Sementara itu, Ketua Tim PPHP BBIB Singosari untuk Provinsi NTB, Ahmad Budi Purnawan mengatakan, pihaknya yang bertanggung jawab pada Program seribu sapi untuk area Provinsi Jatim, NTB dan NTT. Ditegaskannya, pengadaan sapi di NTB telah sesuai spesifikasi, dan terbaik dalam implementasi program tersebut.
“Kami melakukan pemeriksaan dengan ketat atas sapi-sapi yang didroping oleh pihak penyedia kepada Kelompok Tani Ternak (KTK). Kami jamin bahwa setiap ekor sapi yang diterima oleh pihak KTT, telah sesuai dengan spesifikasi yang ditentukan oleh Kementan RI,” kata Ahmad.
Pihaknya mengaku, setiap sapi yang diterima telah dicek kesesuaian sepsifikasinya dengan mengacu pada Keputusan Dirjen Peternakan dan Kesehatan Hewan Nomor: 9632/Kpts/ RC.O40 I F I 08 / 2O20 tentang Petunjuk Teknis Program dan kegiatan pengembangan seribu desa sapi.
“Dalam Bab II Hal. 12 Petunjuk Teknis tersebut, dijelaskan bahwa usia sapi Bakalan 12-24 bulan. Berat Badan 300 Kg, Bebas Cacat, dan dinyatakan sehat. Sementara, untuk sapi indukan berusia 24-36 bulan dan berat badan 350 Kg,” kata Ahmad.
Saat ini, telah diserah terimakan sebanyak 50 sapi bakalan/penggemukan yang telah sesuai kriteria dari pihak penyedia kepada pihak KTT Tandur Desi, Desa Pengengat. Katanya, ada 85 sapi yang dikembalikan kepada pihak ketiga/penyedia karena tidak sesuai spesifikasi.
“Kemarin, bahkan kami mengembalikan 85 ekor sapi yang didroping dari luar Lombok Tengah. Karena tidak sesuai spesifikasi. Tapi, ini sebelum diterima peternak lho ya. Jadi, kami menjamin penuh,” tegasnya.
Sementara, terkait adanya informasi yang menyebutkan bahwa sapi dalam program ini harus menggunakan jenis Sapi Brahman Cross Australia dan bukan sapi lokal, Ahmad membantah tentang wajibnya jenis sapi import tersebut.
“Tidak ada dalam Juknis Kementan RI yang menyebutkan jenis sapi harus impor atau lokal. Yang wajib dipenuhi adalah spesifikasi sebagaimana kami jelaskan.

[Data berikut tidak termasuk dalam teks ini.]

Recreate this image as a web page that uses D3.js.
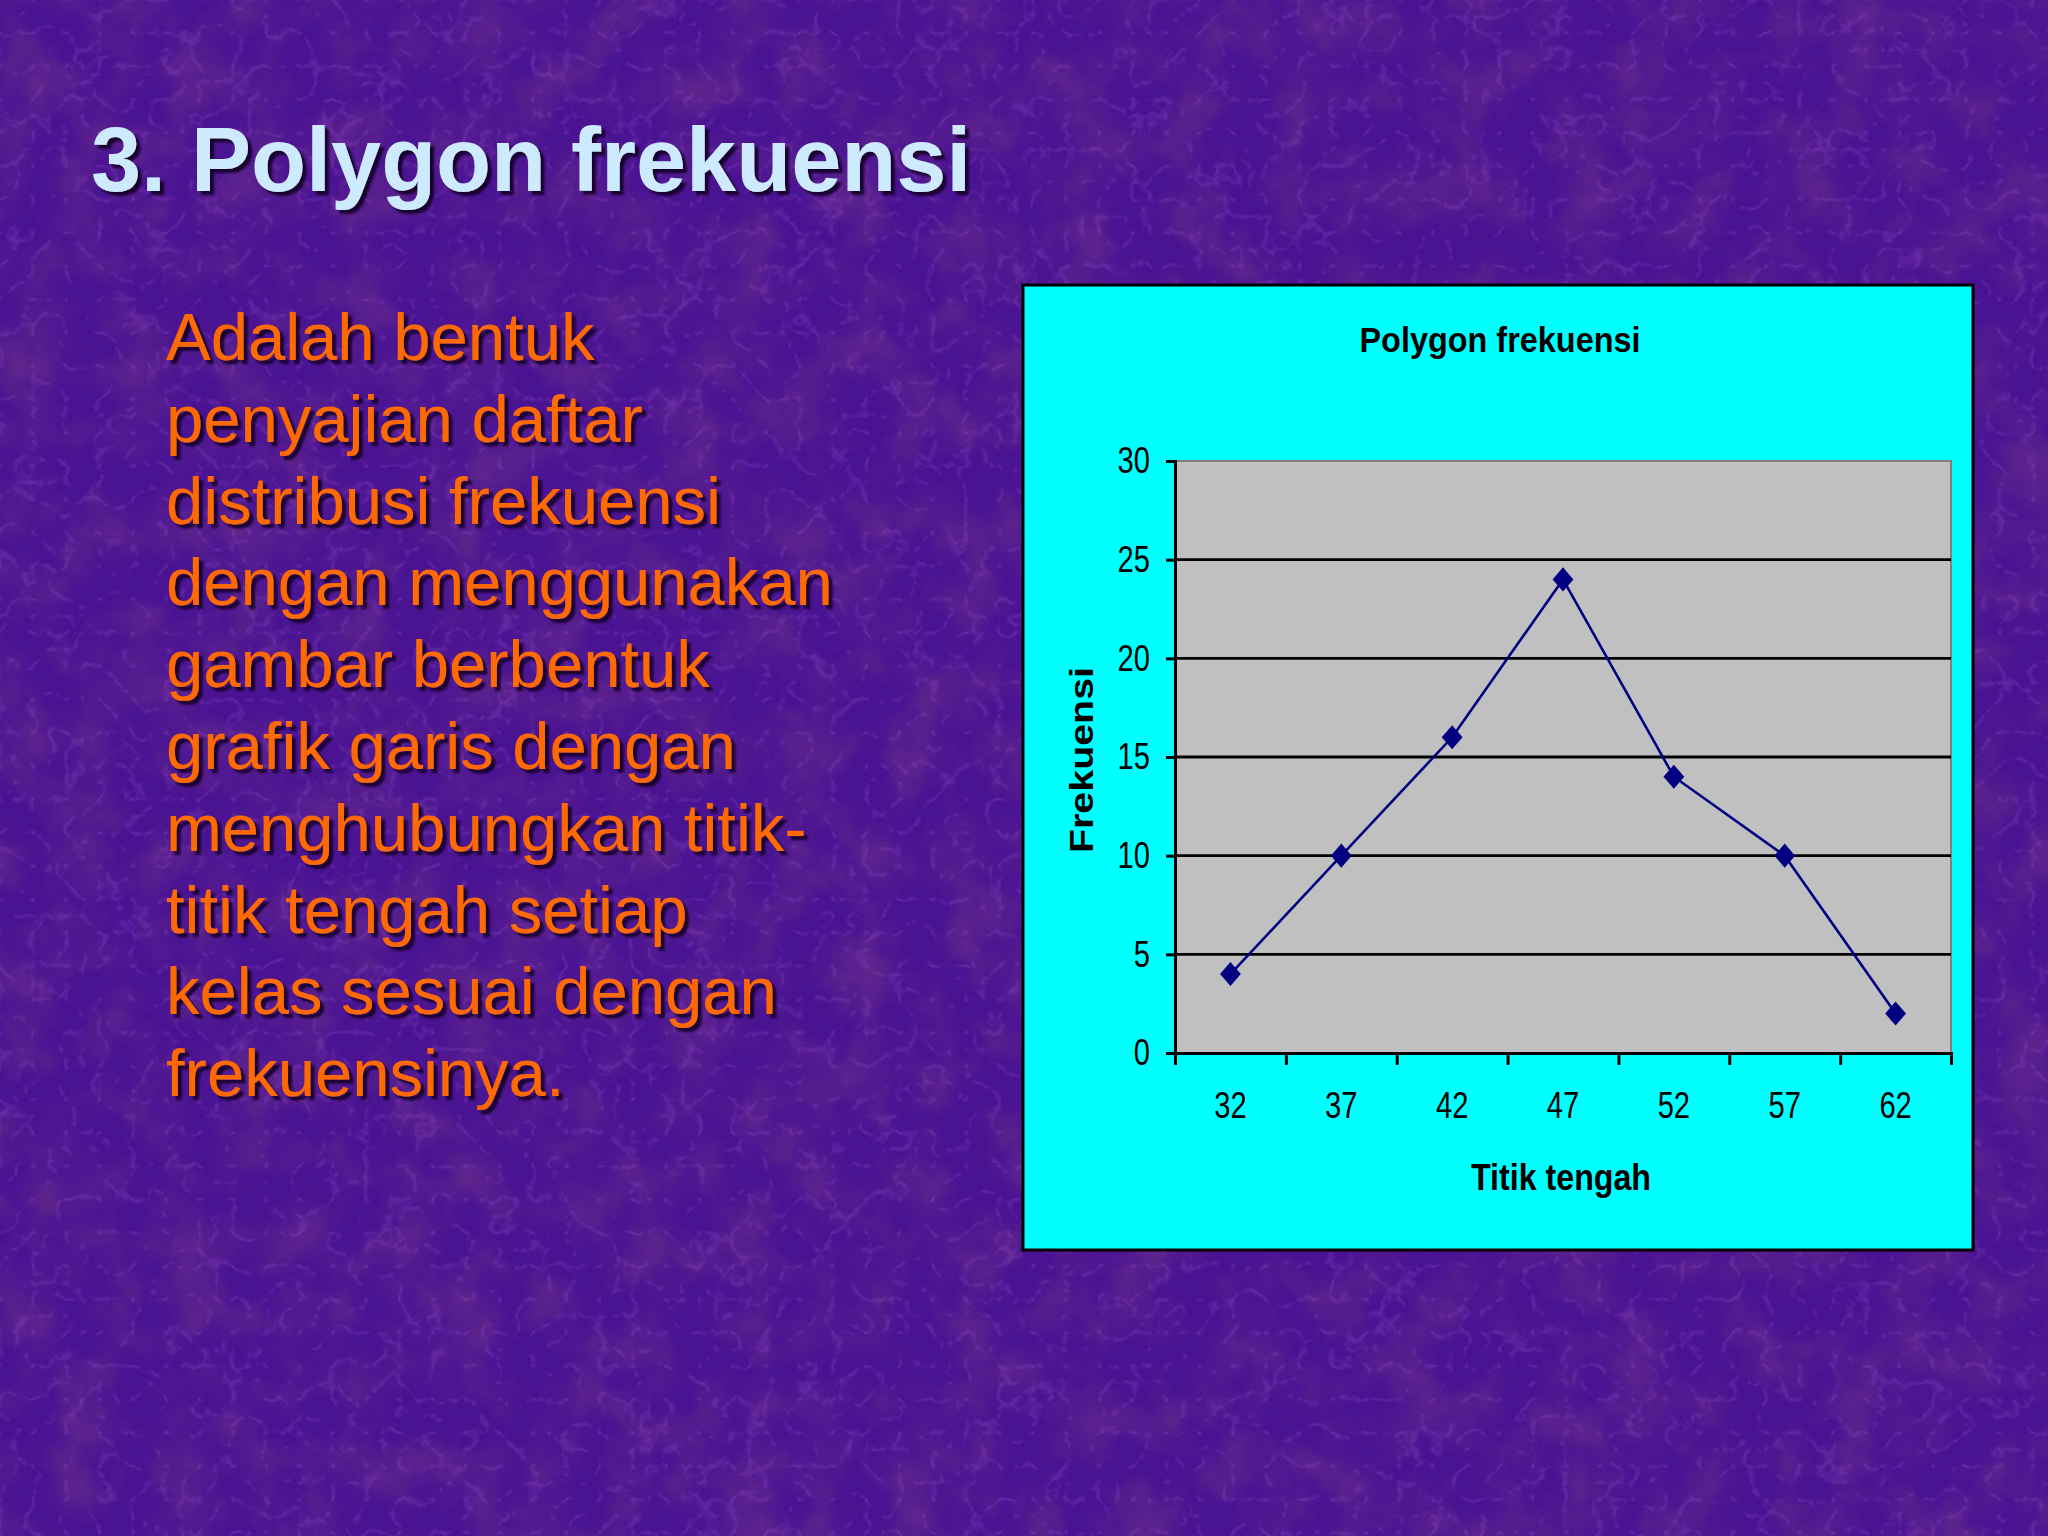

Dan memang itu ketentuan umum. Bahwa tidak boleh ada dalam pengadaan barang/jasa sebagaimana tertuang dalam Perpes 16/2020 itu yang menyebutkan merk tertentu,” imbuhnya.
Ahmad secara khusus mengapresiasi kekompakan dan sinergi yang ada di provinsi NTB, sehingga program seribu desa sapi di NTB bisa berjalan. Karena ia mengatakan bahwa untuk di daerah lain telah ada yang gagal untuk tahun 2020, di antaranya Provinsi NTT.
“Provinsi NTB ini yang terbaik dalam implementasi palaksanaan program 1000 desa sapi. Support Gubernur NTB, Bu Kadis termasuk KTT sangat luar biasa,” puji Ahmad.
Ditambahkan penanggung jawab dari pihak penyedia sapi, PT Sumekar Nurani Madura, Heri Triatno menjelaskan, bahwa pihaknya memenangkan tender dari HPS Kementan RI untuk sapi bakalan/penggemukan senilai Rp.19.708.166,- per ekor. Namun, ditawar oleh perusahannya, dan telah ditetapkan menjadi harga pemenang tender menjadi Rp 15.700.000,- per ekor.
“Jadi bukan 35 juta ya. Tapi Rp.17,5 juta per ekor. Sesuai dengan SPP BBIB Singosari Dirjen Peternakan & Kesehatan Hewan Kementan RI Nomor:No B-05009/PL.010/F2.K/11/2020. Kami akan berusaha menyelesaikan pekerjaan ini. Meskipun banyak kendala yang dihadapi terkait spesifikasi yang ketat, sementara harga sudah terlanjur kami tawar dengan harga miring,” katanya.
Heri mengaku, merencanakan dengan harga tersebut, bisa mengambil sapi di luar NTB yang lebih murah. Namun, pihaknya tidak menduga ada regulasi Pergub NTB Nomor 38/2019 Tentang Tata Niaga, yang membuat pihaknya tidan bisa sembarangan memasukkan Sapi dari daerah yang belum bebas penyakit sapi ke provinsi NTB.